Members of Science Olympiad prep for their competition in study groups by events.The event “Ornithology” studies birds, meanwhile the event “Circuit Lab” experiment with circuitry for their upcoming competition.

There is no shortage of intelligent students at WJ, with many of them signed up for clubs to express their scholastic ability. Clubs such as Science Olympiad allow students to compete against many other Montgomery County schools. The club currently has an average of 70-80 people, but there are some who lack the commitment of attending meetings. Science Olympiad has a wide variety of events that the club studies, trains, builds and participates in. They participate in events such as building, engineering and studying. They study things from astronomy to birds, chemical labs and circuitry. Each individual event ranges from 8-12 people who consistently participate and work one-on-one with the club’s student executive board. Most of the time at competitions, the club ranks the teams to see overall how they did as a school. It has consistently been ranked as one of the top teams in the Maryland area. Two years ago the club ranked fifth in states, last year fourth in states and this year they are hoping to set their sights on claiming first place.

“Most recently we had a competition at the National Cathedral School in D.C. and we got first in that competition.
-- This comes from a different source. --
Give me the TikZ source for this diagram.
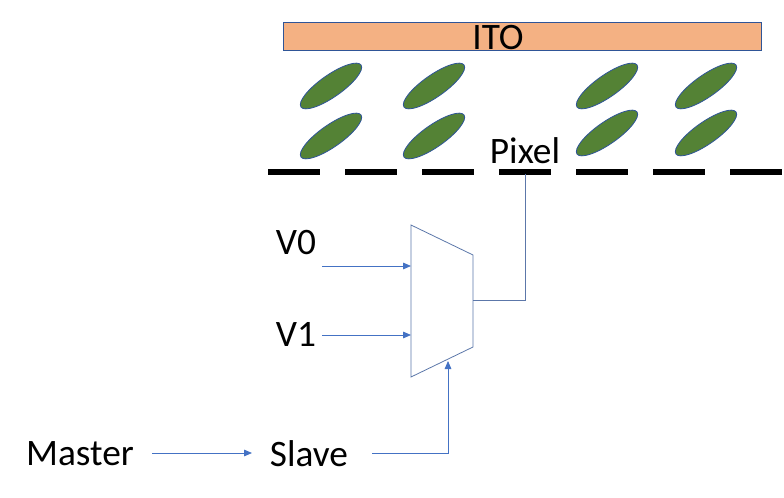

There were many teams around the D.C. area, but one of the major schools against us was probably Fairfax High School because they’re a fairly strong team, but we managed to get first this year so that was good,” senior Steven Shockley said.

Science Olympiad works every week on different days during lunch and after school to prepare for their competitions. Every day, time is set aside to prepare, build or study so they can be 100% certain that they are ready. With the help of their two sponsors, Mr. Brock Eastman and Mr. Fedor Menchukov, the members of the club are able to test their knowledge with games and small quizzes made by the leaders of each event.
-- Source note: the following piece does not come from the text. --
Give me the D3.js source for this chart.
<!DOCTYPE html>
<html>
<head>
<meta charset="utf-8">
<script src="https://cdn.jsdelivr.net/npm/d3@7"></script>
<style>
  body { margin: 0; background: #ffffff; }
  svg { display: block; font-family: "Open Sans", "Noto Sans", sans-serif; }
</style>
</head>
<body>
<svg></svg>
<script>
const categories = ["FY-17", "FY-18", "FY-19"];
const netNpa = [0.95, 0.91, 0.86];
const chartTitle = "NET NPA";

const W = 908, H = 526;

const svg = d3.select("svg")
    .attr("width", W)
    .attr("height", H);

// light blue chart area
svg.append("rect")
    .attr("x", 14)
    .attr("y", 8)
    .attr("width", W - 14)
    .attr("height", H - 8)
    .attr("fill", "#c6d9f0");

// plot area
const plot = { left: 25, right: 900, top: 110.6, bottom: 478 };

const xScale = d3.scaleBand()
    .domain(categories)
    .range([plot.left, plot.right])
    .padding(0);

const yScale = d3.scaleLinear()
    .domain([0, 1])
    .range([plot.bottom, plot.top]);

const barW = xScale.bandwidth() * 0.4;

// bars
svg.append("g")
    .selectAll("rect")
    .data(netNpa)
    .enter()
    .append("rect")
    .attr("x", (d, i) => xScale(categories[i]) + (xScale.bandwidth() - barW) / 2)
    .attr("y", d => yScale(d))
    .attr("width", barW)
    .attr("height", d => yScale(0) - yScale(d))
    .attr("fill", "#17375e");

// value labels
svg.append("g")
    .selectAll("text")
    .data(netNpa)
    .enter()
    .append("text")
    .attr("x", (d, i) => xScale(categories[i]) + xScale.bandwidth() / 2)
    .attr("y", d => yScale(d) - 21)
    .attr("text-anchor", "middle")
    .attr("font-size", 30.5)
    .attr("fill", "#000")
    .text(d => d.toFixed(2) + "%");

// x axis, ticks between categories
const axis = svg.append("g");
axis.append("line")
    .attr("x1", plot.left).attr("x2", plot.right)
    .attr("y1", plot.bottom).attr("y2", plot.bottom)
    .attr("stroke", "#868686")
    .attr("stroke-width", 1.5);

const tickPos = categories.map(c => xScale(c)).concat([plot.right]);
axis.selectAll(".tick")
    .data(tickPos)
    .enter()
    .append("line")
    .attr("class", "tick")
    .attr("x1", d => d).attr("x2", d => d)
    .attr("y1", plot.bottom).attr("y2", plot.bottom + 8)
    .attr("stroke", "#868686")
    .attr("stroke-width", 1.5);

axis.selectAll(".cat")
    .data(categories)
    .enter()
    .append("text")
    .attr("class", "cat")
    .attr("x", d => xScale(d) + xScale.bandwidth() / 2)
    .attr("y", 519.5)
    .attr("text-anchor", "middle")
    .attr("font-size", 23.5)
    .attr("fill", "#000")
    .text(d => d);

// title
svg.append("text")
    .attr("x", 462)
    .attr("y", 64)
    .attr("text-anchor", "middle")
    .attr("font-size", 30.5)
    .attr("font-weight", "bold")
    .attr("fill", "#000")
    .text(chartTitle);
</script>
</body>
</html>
“I’m the leader of forensics so within my event, I hold a weekly meeting every Tuesday after school and every single week we go through the different areas of knowledge that you need to know for the event. So sometimes, I’ll give them quizzes on identifying different powders, sometimes I’ll give them little worksheets or activities to work on vocabulary or the different terms that they need to know, or anything like that. It really depends on what kind of event you have,” senior Marina Smith-Hanke said.

Some of the Science Olympiad members have been involved since their days in middle school and many of the seniors are going to continue on the science track for college. Even with all of their accomplishments, some of the members feel as if the club is underappreciated.

“I don’t feel like we get the recognition we deserve from the school. I mean last year we didn’t have all that much success; we got fourth at states which isn’t great, but this year we won our first competition of the season, which is like a medium difficulty competition. If we keep on winning, then it’ll be really cool if we got recognition, especially if we finish at least in the top three in the state competition,” senior Matthew Lewton said.

Science Olympiad’s next competition will be Feb. 1 at the University Of Maryland.